Quote:
Originally Posted by erobo2520
The mission of FIRST is so inspire in students a desire to pursue science and technology. Are girls on co-ed teams inspired? yes, if they can stick around. It is really hard to get both the mentors and the other students to over look the steriotypes our society instills in people. For some reason people are hardwired to protect girls and women, and handing one a jig saw does not come naturally to male mentors especially if they have daughters. So do all girl teams inspire female students better? Probably, but it also does not prepare them for the starck reality that is sexism in science and technology. All girl teams are not counterproductive to the mission of FIRST but it does not allow girls to develop the thicker skin they will need if they want to pursue a career in science and technology.
|
I think the portion I bolded here says more than anything else.
FIRST isn't about preparing students for the "real world" (even though much of what we do does have direct parallels in the "real world") - Even school isn't about preparing students for the "real world". 99.9% of FIRST graduates aren't going to end up with jobs where they have only 6 weeks to develop a solution to a new problem. Heck, most of them won't even end up with jobs where they get large, unique problems even once a year. For the most part, they'll be taking work that's already been done and expand on it, fix the bugs, and push it to market.
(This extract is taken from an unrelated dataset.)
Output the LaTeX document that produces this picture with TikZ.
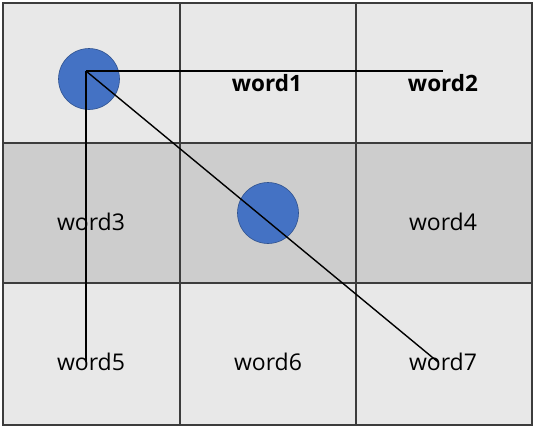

FIRST is about inspiring. If coed teams have trouble inspiring girls, to the point where you feel its necessary to include an "if they can stick around" qualifier to your answer above, then it's not the best medium for inspiring girls in STEM fields. I've seen first hand with the Robettes - girls leave inspired and energized, and that carries them into engineering majors in college. Sure, they meet some of that sexism from their classmates in college, but their experiences on an all girls team provides them with confidence and determination, and they can build that thick skin if they really need to... or they can work to change the culture at their schools and work places by refusing to accept the "norm". Being the best at what you do will overcome sexism faster than anything else.
Finally, if you think all girls teams don't deal with sexism, you clearly haven't interacted with one before. My team's gone out there and proven themselves again and again at competitions, but still they have to deal with poor attitudes from other teams just because they're girls. Not all other teams, true, but enough that girls comment on it. When we talk about possible alliance members at competition, invariably the drive team tells us about teams that treated them badly, who they don't want to work with in the eliminations.